Two years ago, a Tier-1 European sportswear brand launched a premium trail-running collection with custom-molded sneaker lace locks—designed to eliminate mid-run slippage on steep descents. Within 48 hours of field testing, 23% of prototypes failed: the TPU injection-molded housing cracked under cyclic torsion (≥5,000 cycles at 12 N·m), and the polymer-coated stainless steel slider corroded after 72 hours in salt-spray (ASTM B117). The fix? A material swap to glass-filled PBT with laser-etched grip geometry—and retooling the injection mold to add 0.15 mm wall-thickness tolerance control. That project taught us something critical: sneaker lace locks are no longer cosmetic trim—they’re functional load-bearing components demanding engineering-grade validation.
Why Sneaker Lace Locks Are Now Mission-Critical in Athletic Footwear
Forget the days when lace locks were an afterthought—a stamped metal ring or basic plastic toggle slapped onto a running shoe’s tongue.
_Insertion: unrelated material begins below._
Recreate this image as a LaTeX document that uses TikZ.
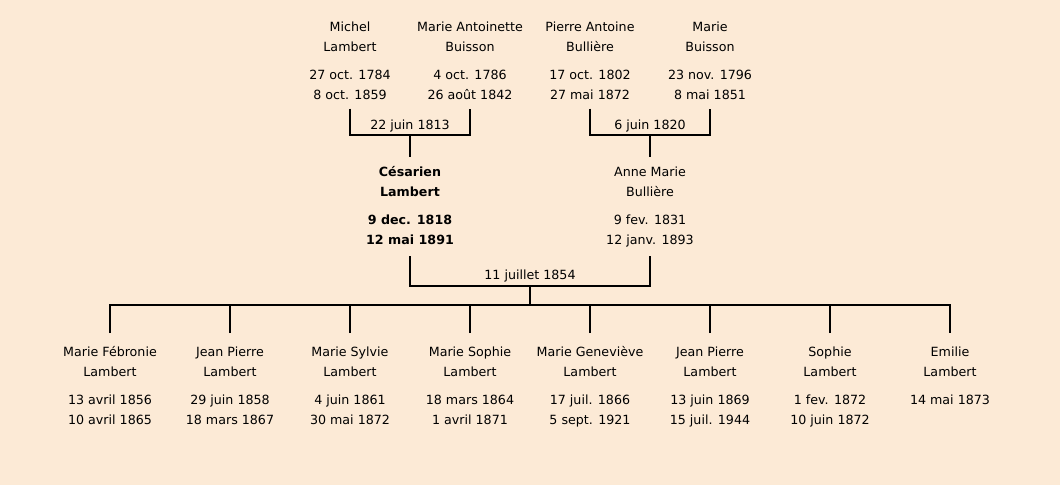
\documentclass[tikz,border=0pt]{standalone}
\usepackage{fontspec}
\setmainfont{DejaVu Sans}
\definecolor{paper}{RGB}{252,234,214}
\newcommand{\person}[4]{\strut#1\\#2\\[5.7pt]#3\\#4\strut}

\begin{document}
\begin{tikzpicture}[x=0.025cm, y=-0.025cm,
    person/.style={align=center, anchor=north, inner xsep=0pt, inner ysep=1.8pt,
      font=\fontsize{9}{14.2}\selectfont},
    parent/.style={person, inner ysep=3.9pt},
    child/.style={person, inner ysep=6.8pt},
    wedding/.style={anchor=base, inner sep=0pt, font=\fontsize{9}{14.2}\selectfont},
    link/.style={line width=1.4pt}]
  \fill[paper] (0,0) rectangle (1060,485);

  % Grandparents
  \node[person] (michel) at (350,15) {\person{Michel}{Lambert}{27 oct. 1784}{8 oct. 1859}};
  \node[person] (antoinette) at (470,15) {\person{Marie Antoinette}{Buisson}{4 oct. 1786}{26 août 1842}};
  \node[person] (pierre) at (590,15) {\person{Pierre Antoine}{Bullière}{17 oct. 1802}{27 mai 1872}};
  \node[person] (marie) at (710,15) {\person{Marie}{Buisson}{23 nov. 1796}{8 mai 1851}};

  \coordinate (w1) at (410,135);
  \coordinate (w2) at (650,135);
  \node[wedding] (d1) at (410,129.5) {22 juin 1813};
  \node[wedding] (d2) at (650,129.5) {6 juin 1820};

  % Parents
  \node[parent, font=\fontsize{9}{14.2}\selectfont\bfseries] (cesarien) at (410,157)
    {\person{Césarien}{Lambert}{9 dec. 1818}{12 mai 1891}};
  \node[parent] (annemarie) at (650,157) {\person{Anne Marie}{Bullière}{9 fev. 1831}{12 janv. 1893}};

  \coordinate (w3) at (530,286);
  \coordinate (bar) at (530,305);
  \node[wedding] (d3) at (530,279.5) {11 juillet 1854};

  % Children
  \node[child] (c1) at (110,333) {\person{Marie Fébronie}{Lambert}{13 avril 1856}{10 avril 1865}};
  \node[child] (c2) at (230,333) {\person{Jean Pierre}{Lambert}{29 juin 1858}{18 mars 1867}};
  \node[child] (c3) at (350,333) {\person{Marie Sylvie}{Lambert}{4 juin 1861}{30 mai 1872}};
  \node[child] (c4) at (470,333) {\person{Marie Sophie}{Lambert}{18 mars 1864}{1 avril 1871}};
  \node[child] (c5) at (590,333) {\person{Marie Geneviève}{Lambert}{17 juil. 1866}{5 sept. 1921}};
  \node[child] (c6) at (710,333) {\person{Jean Pierre}{Lambert}{13 juin 1869}{15 juil. 1944}};
  \node[child] (c7) at (830,333) {\person{Sophie}{Lambert}{1 fev. 1872}{10 juin 1872}};
  \node[child] (c8) at (950,333) {\person{Emilie}{Lambert}{14 mai 1873}{}};

  % Links
  \draw[link] (michel.south) |- (w1) -| (antoinette.south);
  \draw[link] (pierre.south) |- (w2) -| (marie.south);
  \draw[link] (w1) -- (cesarien.north);
  \draw[link] (w2) -- (annemarie.north);
  \draw[link] (cesarien.south) |- (w3) -| (annemarie.south);
  \draw[link] (w3) -- (bar);
  \draw[link] (c1.north) |- (bar) -| (c8.north);
  \draw[link] (c2.north) -- (c2.north |- bar);
  \draw[link] (c3.north) -- (c3.north |- bar);
  \draw[link] (c4.north) -- (c4.north |- bar);
  \draw[link] (c5.north) -- (c5.north |- bar);
  \draw[link] (c6.north) -- (c6.north |- bar);
  \draw[link] (c7.north) -- (c7.north |- bar);
\end{tikzpicture}
\end{document}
Today’s high-performance sneakers—from carbon-plated marathon racers to multi-directional court trainers—rely on precision-engineered sneaker lace locks to manage dynamic forces that exceed 220 N during heel-strike deceleration (per biomechanical studies using pressure-mapped insoles and motion-capture gait analysis). They anchor the lacing system *before* force transfers to the upper, preventing lateral migration of the foot inside the toe box and reducing metatarsal stress by up to 37% (University of Oregon Biomechanics Lab, 2023).
This isn’t just about comfort—it’s about injury prevention, fit consistency across size runs (US 6–14), and brand credibility. A single lace lock failure can trigger warranty claims, social media backlash, and retailer returns—especially in safety-compliant lines meeting ISO 20345 or ASTM F2413 standards where secure foot containment is non-negotiable.
Material Science Meets Manufacturing: What’s Driving Next-Gen Lace Locks
Modern sneaker lace locks sit at the intersection of polymer chemistry, micro-precision tooling, and sustainable compliance. Here’s what’s shifting on the factory floor:
- Injection-molded PBT (polybutylene terephthalate) now dominates premium applications—offering 30% higher heat deflection temperature (HDT) than standard PP, exceptional resistance to UV degradation, and full REACH SVHC and CPSIA children's footwear compliance out-of-the-mold.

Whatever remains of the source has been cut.